Only the lines from the one containing "Output the Python" down to the one containing "import pandas as pd", inclusive, are to be quoted exactly.
◇ ◇ ◇ ◇ ◇
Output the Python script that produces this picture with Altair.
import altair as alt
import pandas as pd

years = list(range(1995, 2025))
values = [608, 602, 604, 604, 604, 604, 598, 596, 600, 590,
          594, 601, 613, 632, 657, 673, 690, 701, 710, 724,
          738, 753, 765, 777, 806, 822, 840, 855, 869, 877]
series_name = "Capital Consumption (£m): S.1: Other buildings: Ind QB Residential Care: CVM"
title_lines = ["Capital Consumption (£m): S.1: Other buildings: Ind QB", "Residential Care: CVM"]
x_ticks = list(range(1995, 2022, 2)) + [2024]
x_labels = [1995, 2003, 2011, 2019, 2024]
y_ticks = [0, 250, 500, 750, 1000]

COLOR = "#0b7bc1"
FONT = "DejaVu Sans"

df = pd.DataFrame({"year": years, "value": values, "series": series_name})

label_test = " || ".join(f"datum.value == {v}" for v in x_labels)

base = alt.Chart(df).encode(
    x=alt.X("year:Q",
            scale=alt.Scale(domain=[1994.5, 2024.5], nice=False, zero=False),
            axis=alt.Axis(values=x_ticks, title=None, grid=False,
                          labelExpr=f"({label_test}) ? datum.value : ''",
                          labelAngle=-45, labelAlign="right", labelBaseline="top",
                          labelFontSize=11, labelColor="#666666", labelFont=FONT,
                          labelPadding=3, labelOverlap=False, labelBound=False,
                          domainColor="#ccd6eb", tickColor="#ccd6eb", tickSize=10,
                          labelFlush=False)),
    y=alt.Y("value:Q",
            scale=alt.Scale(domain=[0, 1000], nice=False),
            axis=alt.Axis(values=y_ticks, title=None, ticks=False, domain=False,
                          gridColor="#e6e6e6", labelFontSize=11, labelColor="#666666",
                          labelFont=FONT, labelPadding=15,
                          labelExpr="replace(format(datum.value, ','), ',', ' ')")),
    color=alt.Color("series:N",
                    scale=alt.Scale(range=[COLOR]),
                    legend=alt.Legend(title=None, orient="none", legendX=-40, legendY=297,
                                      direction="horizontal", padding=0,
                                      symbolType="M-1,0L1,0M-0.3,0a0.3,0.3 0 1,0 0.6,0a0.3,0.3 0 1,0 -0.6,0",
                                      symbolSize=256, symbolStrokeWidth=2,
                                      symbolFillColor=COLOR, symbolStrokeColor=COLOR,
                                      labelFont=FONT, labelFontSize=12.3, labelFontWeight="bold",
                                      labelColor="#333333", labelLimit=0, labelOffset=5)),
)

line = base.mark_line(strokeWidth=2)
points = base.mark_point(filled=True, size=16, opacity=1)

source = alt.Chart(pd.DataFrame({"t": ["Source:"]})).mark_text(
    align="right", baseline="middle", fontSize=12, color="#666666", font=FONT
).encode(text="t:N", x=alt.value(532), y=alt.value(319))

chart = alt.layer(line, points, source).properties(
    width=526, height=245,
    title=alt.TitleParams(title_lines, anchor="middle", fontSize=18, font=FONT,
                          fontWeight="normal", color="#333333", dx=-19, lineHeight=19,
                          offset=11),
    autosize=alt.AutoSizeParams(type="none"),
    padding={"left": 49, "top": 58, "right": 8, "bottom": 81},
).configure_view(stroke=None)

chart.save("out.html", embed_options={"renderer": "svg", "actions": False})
◇ ◇ ◇ ◇ ◇
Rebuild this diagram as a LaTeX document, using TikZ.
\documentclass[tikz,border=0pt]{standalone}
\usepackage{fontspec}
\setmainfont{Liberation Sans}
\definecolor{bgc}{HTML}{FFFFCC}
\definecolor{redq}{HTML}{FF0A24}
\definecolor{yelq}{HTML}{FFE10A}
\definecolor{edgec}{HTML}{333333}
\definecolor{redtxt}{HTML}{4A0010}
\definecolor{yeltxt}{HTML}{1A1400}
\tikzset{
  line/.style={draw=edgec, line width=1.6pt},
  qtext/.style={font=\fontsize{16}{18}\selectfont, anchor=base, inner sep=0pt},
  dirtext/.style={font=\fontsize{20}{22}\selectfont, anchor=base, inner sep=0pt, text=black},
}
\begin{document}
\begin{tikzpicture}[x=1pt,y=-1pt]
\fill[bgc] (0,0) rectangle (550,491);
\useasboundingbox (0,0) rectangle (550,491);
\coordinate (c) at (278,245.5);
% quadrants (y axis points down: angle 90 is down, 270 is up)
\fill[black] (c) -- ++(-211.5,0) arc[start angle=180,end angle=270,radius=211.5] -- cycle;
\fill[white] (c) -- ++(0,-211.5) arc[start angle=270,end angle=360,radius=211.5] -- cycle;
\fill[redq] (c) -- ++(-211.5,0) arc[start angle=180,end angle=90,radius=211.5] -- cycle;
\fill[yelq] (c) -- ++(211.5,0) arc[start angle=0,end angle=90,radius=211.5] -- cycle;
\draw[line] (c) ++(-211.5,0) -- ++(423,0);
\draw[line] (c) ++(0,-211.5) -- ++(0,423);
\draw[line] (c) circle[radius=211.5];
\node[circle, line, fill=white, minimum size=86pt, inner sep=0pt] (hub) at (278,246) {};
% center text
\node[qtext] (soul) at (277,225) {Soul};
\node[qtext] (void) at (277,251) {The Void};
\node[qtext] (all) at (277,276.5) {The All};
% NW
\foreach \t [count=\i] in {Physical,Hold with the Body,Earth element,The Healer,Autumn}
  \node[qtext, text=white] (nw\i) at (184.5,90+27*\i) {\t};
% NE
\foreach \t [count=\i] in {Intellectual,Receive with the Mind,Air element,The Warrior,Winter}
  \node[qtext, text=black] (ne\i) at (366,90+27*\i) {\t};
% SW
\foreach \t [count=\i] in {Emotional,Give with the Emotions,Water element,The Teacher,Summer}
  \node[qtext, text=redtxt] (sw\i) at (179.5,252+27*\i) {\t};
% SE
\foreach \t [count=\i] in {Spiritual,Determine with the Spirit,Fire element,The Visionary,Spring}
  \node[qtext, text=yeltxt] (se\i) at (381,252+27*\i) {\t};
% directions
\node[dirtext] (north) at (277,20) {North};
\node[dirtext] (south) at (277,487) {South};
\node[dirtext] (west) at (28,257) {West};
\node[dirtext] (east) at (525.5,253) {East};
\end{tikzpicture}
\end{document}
◇ ◇ ◇ ◇ ◇
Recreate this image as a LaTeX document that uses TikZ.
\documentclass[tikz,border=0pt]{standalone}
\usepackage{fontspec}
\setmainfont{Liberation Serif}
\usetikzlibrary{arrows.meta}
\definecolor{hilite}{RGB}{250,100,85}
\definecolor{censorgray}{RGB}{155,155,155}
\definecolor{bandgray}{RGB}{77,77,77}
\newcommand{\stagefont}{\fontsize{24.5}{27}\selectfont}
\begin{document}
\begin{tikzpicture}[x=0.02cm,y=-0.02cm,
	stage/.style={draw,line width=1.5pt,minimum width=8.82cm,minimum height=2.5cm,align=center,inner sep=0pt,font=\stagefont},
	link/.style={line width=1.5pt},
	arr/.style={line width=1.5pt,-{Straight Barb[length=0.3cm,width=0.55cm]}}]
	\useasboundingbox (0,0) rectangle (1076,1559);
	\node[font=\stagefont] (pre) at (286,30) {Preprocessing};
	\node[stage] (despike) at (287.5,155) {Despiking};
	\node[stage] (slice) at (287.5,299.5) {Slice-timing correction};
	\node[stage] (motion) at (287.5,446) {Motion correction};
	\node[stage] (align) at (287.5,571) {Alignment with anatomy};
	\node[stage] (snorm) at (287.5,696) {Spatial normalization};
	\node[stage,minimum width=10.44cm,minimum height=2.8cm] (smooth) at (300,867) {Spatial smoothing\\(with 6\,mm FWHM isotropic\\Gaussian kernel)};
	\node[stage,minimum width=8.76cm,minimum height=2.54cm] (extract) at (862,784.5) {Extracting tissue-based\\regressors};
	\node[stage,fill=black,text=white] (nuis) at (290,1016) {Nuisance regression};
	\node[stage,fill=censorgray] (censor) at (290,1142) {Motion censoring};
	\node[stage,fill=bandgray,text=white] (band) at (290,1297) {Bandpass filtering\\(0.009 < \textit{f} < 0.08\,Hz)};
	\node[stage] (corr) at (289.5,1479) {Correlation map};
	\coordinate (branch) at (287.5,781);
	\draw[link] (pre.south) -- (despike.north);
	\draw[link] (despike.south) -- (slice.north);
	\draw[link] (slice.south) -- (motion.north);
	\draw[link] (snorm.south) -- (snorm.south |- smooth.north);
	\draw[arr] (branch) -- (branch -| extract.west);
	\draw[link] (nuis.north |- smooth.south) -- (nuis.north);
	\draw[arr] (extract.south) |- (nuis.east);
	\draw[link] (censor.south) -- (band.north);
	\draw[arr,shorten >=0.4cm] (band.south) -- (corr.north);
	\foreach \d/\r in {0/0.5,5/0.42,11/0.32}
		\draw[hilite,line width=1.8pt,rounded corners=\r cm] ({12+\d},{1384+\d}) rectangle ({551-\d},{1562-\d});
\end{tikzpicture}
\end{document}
◇ ◇ ◇ ◇ ◇
_Exercise output_
Output the Python script that produces this picture with Altair.
import altair as alt
import pandas as pd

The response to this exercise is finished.